Heavier glass generally means thicker sections or additional interlayers. While mass improves acoustic performance and impact resistance, it increases embodied carbon because more raw material and energy are used during production. Kiln time and tempering cycles scale with mass; thicker panels require slower heating to avoid breakage. Designers aiming to reduce carbon may choose laminated combinations with high-strength interlayers allowing thinner glass plies. When performing lifecycle assessments, accurate glass weights help quantify transportation emissions and structural support materials. Pairing weight calculations with simulation tools (for example, those provided by NREL) yields energy models that account for thermal lag and solar gain in high-mass glazing.

Case Study: Glass Canopy

Consider a retail canopy composed of twelve laminated panels measuring 1.2 m × 2.4 m with two 10 mm plies and a 1.52 mm interlayer. Each ply volume equals 0.0288 cubic meters, so each ply weighs 72 kg (using 2500 kg/m³). The interlayer volume equals 0.0044 cubic meters, translating to 4.8 kg using 1100 kg/m³. One panel therefore weighs roughly 148.8 kg. Multiplying by twelve panels produces a total system weight of 1785.6 kg. Including a 5% safety factor for puddled rainwater and attachment hardware yields 1874 kg. These numbers inform the structural design of the support brackets and the selection of lifting equipment. Without precise weight data, designers might under-specify supports, risking structural deflection or failure under snow loads.
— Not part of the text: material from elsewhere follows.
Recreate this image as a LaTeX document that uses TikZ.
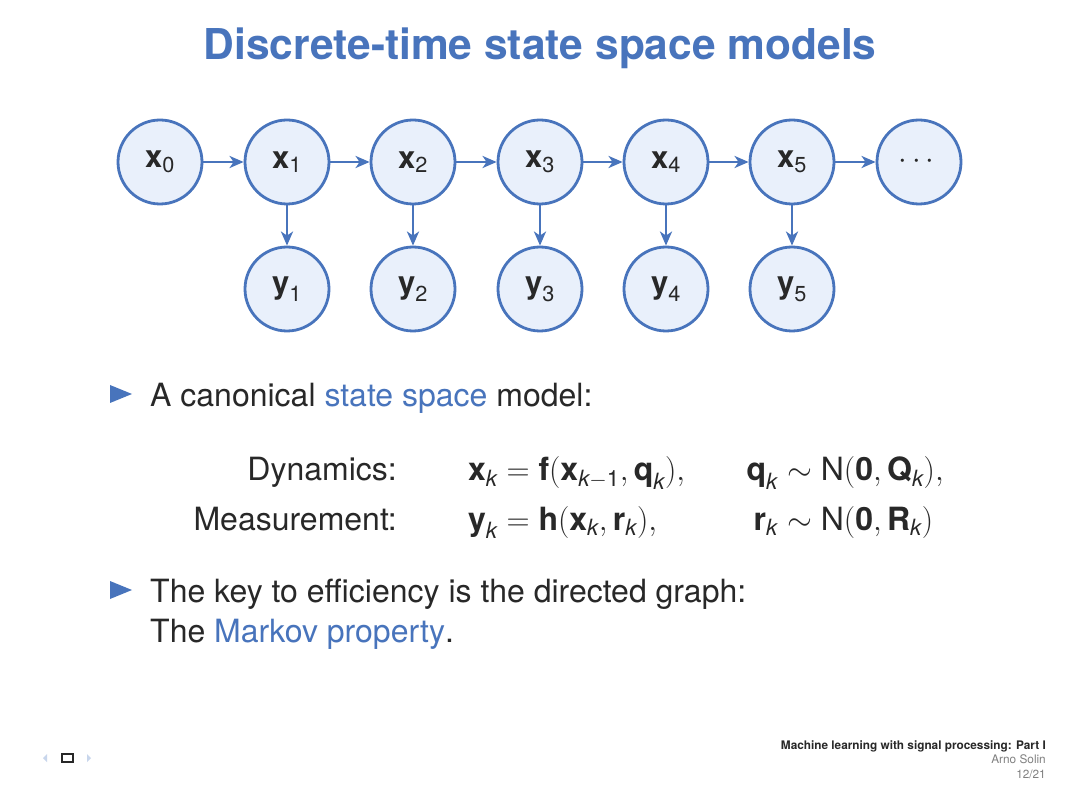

Maintenance and Replacement Planning

Accurate weight logs facilitate maintenance. If a damaged pane must be replaced years later, the facility manager can reference the original calculation to determine whether the existing hoist or elevator can handle the load. Replacements often require at least as much care as the initial installation, especially for tempered or laminated products that must align with existing hardware. Because the cost of custom glazing increases with mass, accurate weight estimates also help you budget for replacements, insurance claims, or warranty negotiations.

Integrating Digital Tools

The calculator above integrates Chart.js to visualize how thickness influences weight per square meter in real time. Visual data helps stakeholders who may not be comfortable with equations grasp how small design adjustments affect overall load. Project managers routinely export these calculations into spreadsheets or BIM software (Revit, Tekla) to tag each panel with a mass property. Integrating accurate weights early prevents late-stage redesigns and supports procurement decisions, such as selecting cranes with telescopic booms capable of handling the heaviest panels at full reach.

Regulatory Compliance

Building codes worldwide often reference weight as a critical factor. In the United States, ASCE 7 requires designers to consider dead loads from glazing in combination with live and environmental loads. European standards like EN 1991 follow similar logic. Accurately calculated glass weight ensures your load combinations satisfy code without oversizing the structure. Documenting your calculation method makes it easier to submit sealed engineering packets for permitting bodies. Many jurisdictions now require project teams to provide both PDF and digital models showing mass properties for review.

Ultimately, calculating glass weight in kilograms is more than plugging numbers into a formula. It is part of a broader workflow that touches structural engineering, logistics, sustainability, and safety. By mastering the process, you improve communication with clients, reduce risk during installation, and support the long-term resilience of the building envelope. Use the calculator regularly, verify densities against authoritative sources, and maintain clear documentation for every project.